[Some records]
+ + + + + + +

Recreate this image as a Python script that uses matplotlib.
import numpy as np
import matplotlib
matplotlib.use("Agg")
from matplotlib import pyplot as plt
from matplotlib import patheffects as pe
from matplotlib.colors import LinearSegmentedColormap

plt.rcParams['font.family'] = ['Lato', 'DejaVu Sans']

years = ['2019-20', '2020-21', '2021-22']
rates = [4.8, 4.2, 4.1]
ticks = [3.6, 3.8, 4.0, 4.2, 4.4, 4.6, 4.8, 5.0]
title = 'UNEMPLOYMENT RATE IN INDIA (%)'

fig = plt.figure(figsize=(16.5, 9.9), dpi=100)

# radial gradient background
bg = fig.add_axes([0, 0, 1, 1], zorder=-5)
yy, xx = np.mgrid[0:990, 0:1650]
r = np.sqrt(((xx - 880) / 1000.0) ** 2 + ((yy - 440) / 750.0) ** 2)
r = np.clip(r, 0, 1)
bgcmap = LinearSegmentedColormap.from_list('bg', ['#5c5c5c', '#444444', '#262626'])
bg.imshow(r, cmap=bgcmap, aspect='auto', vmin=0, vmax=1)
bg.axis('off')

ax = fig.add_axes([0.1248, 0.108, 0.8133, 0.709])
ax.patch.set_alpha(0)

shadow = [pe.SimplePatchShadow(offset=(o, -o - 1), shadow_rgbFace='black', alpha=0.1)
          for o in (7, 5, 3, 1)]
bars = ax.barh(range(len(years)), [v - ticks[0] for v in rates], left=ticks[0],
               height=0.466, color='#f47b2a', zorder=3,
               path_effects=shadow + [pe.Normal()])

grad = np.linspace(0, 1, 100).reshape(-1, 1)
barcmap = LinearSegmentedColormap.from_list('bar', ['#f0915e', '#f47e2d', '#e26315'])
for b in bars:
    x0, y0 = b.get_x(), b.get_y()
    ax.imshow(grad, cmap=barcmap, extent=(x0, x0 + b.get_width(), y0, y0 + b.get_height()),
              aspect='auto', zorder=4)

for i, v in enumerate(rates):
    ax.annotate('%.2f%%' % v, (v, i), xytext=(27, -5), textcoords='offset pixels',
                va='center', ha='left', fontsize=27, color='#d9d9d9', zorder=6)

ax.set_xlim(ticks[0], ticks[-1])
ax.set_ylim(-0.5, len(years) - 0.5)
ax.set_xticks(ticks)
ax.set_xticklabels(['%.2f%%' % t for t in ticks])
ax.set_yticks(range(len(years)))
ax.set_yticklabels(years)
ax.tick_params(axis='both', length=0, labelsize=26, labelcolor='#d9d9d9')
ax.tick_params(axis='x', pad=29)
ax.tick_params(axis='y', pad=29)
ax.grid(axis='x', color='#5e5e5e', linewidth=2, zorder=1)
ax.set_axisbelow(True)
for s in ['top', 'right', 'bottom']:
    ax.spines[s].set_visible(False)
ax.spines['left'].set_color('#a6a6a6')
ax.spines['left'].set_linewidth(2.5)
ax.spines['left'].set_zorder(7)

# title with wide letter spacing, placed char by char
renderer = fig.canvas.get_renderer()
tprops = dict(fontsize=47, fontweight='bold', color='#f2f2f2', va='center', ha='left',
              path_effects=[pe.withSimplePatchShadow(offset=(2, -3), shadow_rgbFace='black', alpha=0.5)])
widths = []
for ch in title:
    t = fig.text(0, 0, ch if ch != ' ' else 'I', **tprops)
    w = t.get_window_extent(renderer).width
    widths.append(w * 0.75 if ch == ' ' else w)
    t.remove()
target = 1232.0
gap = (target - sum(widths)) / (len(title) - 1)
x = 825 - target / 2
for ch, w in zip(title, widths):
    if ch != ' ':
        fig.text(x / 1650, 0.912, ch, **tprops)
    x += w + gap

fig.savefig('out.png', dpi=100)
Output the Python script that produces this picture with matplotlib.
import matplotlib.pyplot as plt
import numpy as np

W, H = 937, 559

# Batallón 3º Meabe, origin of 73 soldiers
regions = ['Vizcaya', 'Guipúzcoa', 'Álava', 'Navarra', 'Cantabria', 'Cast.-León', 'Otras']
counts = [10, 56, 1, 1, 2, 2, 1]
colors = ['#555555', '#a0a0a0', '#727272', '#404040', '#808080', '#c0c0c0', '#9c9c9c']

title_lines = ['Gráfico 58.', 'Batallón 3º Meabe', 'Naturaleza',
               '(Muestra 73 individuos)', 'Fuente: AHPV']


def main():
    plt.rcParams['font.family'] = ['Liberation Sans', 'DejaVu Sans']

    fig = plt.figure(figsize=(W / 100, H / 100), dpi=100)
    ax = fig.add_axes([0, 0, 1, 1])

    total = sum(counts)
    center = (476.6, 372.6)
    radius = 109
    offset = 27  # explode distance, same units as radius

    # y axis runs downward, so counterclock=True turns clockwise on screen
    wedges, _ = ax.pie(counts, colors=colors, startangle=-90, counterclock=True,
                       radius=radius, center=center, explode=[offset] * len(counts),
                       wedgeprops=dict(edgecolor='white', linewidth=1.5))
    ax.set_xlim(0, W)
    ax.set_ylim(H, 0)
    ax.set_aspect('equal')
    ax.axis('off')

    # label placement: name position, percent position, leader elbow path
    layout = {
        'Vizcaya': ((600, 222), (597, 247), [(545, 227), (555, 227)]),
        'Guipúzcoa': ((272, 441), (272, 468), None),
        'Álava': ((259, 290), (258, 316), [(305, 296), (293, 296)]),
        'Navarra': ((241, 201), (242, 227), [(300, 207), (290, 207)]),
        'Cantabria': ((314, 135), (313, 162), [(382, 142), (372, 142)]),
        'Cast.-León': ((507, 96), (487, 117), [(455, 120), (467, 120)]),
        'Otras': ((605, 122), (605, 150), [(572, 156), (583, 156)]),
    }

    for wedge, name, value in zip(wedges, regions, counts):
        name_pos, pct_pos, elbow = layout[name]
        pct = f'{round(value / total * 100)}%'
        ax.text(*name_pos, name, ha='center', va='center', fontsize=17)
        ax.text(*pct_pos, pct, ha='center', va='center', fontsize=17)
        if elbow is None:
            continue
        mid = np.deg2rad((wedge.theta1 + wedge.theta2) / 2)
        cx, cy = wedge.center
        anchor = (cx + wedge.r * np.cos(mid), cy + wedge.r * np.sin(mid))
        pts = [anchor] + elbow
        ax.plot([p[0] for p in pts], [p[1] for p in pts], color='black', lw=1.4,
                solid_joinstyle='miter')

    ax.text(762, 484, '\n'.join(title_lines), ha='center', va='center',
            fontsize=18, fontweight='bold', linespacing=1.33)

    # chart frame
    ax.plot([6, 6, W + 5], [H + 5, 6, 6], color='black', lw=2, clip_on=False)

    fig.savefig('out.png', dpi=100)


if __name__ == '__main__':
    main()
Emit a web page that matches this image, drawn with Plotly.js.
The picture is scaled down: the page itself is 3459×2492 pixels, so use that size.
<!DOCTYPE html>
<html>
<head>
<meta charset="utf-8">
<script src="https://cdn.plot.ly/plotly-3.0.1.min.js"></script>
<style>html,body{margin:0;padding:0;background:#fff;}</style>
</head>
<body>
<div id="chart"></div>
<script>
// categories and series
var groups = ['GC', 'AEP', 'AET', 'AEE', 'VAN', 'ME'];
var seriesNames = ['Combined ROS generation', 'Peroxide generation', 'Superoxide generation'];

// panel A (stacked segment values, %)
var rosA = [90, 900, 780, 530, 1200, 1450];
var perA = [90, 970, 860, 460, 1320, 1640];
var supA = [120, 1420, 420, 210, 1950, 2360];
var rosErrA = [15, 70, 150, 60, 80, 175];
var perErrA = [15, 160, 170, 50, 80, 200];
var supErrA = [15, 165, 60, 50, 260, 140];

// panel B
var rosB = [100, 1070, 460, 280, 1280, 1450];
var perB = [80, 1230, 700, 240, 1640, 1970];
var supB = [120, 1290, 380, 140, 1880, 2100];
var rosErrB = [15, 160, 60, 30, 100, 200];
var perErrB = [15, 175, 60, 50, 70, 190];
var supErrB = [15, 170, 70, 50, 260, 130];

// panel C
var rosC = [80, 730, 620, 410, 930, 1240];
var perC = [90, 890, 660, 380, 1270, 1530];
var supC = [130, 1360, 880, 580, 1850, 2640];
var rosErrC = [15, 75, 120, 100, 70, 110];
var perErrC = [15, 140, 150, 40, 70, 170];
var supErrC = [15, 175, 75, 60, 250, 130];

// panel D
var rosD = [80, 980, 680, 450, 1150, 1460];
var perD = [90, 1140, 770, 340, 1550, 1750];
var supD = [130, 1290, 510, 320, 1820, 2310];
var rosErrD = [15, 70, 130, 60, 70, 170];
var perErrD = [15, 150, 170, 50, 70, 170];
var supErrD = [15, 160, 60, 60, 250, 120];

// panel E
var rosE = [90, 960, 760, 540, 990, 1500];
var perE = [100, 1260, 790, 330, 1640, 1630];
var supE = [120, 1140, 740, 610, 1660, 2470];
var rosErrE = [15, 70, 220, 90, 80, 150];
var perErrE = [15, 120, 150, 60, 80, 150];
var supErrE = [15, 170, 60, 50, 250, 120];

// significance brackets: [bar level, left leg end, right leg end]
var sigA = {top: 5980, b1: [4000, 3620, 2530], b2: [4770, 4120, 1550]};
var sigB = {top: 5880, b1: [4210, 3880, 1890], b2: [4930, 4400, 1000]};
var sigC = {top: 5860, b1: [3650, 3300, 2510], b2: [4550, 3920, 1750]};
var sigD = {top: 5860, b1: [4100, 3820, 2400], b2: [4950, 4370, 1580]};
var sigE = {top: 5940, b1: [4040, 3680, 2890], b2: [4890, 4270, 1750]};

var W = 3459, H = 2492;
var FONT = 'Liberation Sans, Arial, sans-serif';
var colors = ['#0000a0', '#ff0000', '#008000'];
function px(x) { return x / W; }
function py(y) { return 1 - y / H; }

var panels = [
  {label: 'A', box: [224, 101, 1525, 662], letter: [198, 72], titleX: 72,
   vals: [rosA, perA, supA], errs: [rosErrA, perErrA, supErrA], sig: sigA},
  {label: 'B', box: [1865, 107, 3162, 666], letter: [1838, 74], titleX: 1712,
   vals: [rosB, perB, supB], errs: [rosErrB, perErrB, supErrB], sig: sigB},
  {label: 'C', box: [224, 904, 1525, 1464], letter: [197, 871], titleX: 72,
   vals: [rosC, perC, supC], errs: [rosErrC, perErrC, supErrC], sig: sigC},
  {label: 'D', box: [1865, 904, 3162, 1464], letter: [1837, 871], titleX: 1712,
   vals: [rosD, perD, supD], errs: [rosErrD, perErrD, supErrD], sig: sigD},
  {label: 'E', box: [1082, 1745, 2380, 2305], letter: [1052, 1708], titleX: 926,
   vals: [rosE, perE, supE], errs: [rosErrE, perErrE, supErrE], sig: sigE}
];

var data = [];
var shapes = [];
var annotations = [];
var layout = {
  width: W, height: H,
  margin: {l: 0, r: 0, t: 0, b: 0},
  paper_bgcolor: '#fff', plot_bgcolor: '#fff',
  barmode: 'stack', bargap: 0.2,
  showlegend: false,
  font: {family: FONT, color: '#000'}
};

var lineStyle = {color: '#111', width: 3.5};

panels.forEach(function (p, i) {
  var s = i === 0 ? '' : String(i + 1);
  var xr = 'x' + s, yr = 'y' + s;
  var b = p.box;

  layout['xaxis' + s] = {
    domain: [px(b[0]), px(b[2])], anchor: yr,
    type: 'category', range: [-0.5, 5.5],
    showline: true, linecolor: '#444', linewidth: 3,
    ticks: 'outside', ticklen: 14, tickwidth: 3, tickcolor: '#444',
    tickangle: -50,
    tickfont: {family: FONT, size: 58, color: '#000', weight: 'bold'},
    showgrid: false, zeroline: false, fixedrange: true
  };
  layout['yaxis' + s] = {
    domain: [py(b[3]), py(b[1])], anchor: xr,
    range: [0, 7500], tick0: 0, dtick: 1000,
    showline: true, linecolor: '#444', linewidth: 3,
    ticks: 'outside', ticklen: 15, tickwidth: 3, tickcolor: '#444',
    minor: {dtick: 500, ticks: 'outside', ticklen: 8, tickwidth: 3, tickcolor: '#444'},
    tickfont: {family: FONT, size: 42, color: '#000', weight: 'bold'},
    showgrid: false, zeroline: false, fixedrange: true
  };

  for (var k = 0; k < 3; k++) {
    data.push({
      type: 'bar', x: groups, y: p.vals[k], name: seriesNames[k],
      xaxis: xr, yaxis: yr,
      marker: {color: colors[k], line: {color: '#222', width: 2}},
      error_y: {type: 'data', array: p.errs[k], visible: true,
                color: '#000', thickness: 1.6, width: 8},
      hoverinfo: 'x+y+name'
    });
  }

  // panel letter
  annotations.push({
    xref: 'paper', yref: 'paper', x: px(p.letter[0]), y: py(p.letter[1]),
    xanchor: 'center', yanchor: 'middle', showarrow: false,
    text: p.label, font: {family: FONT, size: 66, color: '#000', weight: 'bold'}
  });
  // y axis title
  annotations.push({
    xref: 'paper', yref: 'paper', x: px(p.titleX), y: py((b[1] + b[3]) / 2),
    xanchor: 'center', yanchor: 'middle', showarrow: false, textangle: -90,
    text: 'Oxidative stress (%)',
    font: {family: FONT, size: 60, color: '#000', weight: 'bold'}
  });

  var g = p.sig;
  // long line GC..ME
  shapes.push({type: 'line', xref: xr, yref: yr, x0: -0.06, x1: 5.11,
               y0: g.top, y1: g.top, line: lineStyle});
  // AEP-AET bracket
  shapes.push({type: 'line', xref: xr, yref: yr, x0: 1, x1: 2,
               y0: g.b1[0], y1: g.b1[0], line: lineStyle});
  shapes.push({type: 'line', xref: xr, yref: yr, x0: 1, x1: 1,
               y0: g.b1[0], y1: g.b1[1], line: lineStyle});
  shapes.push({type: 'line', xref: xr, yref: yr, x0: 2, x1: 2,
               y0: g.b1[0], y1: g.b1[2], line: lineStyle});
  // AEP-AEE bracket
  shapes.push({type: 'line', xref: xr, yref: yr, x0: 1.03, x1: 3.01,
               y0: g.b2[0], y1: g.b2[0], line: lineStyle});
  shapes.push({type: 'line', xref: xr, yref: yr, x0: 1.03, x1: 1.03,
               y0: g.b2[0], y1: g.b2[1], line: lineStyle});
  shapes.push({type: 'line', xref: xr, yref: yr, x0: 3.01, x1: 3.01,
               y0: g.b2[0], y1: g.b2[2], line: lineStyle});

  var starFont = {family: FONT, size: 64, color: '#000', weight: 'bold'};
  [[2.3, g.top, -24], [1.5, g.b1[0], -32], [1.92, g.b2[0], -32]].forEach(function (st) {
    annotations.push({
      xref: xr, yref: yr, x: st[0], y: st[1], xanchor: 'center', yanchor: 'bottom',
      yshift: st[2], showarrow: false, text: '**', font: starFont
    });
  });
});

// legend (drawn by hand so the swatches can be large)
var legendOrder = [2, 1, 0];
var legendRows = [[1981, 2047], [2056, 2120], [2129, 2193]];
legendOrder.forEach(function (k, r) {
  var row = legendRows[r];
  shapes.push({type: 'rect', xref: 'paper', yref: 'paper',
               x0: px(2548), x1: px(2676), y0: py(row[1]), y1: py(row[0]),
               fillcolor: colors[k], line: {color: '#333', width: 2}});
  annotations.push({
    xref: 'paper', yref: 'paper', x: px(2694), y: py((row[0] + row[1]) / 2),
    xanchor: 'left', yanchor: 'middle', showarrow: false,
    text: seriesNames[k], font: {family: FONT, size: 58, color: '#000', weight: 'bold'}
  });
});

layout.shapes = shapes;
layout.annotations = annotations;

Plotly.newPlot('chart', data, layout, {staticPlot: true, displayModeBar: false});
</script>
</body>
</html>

+ + + + + + +

SHORT EXERCISE
Print exactly the lines from the line with "Emit a web page" to the line with "var supErrA = [15, 165, 60, 50, 260, 140];", both included, and nothing else.

TASK SOLUTION
Emit a web page that matches this image, drawn with Plotly.js.
The picture is scaled down: the page itself is 3459×2492 pixels, so use that size.
<!DOCTYPE html>
<html>
<head>
<meta charset="utf-8">
<script src="https://cdn.plot.ly/plotly-3.0.1.min.js"></script>
<style>html,body{margin:0;padding:0;background:#fff;}</style>
</head>
<body>
<div id="chart"></div>
<script>
// categories and series
var groups = ['GC', 'AEP', 'AET', 'AEE', 'VAN', 'ME'];
var seriesNames = ['Combined ROS generation', 'Peroxide generation', 'Superoxide generation'];

// panel A (stacked segment values, %)
var rosA = [90, 900, 780, 530, 1200, 1450];
var perA = [90, 970, 860, 460, 1320, 1640];
var supA = [120, 1420, 420, 210, 1950, 2360];
var rosErrA = [15, 70, 150, 60, 80, 175];
var perErrA = [15, 160, 170, 50, 80, 200];
var supErrA = [15, 165, 60, 50, 260, 140];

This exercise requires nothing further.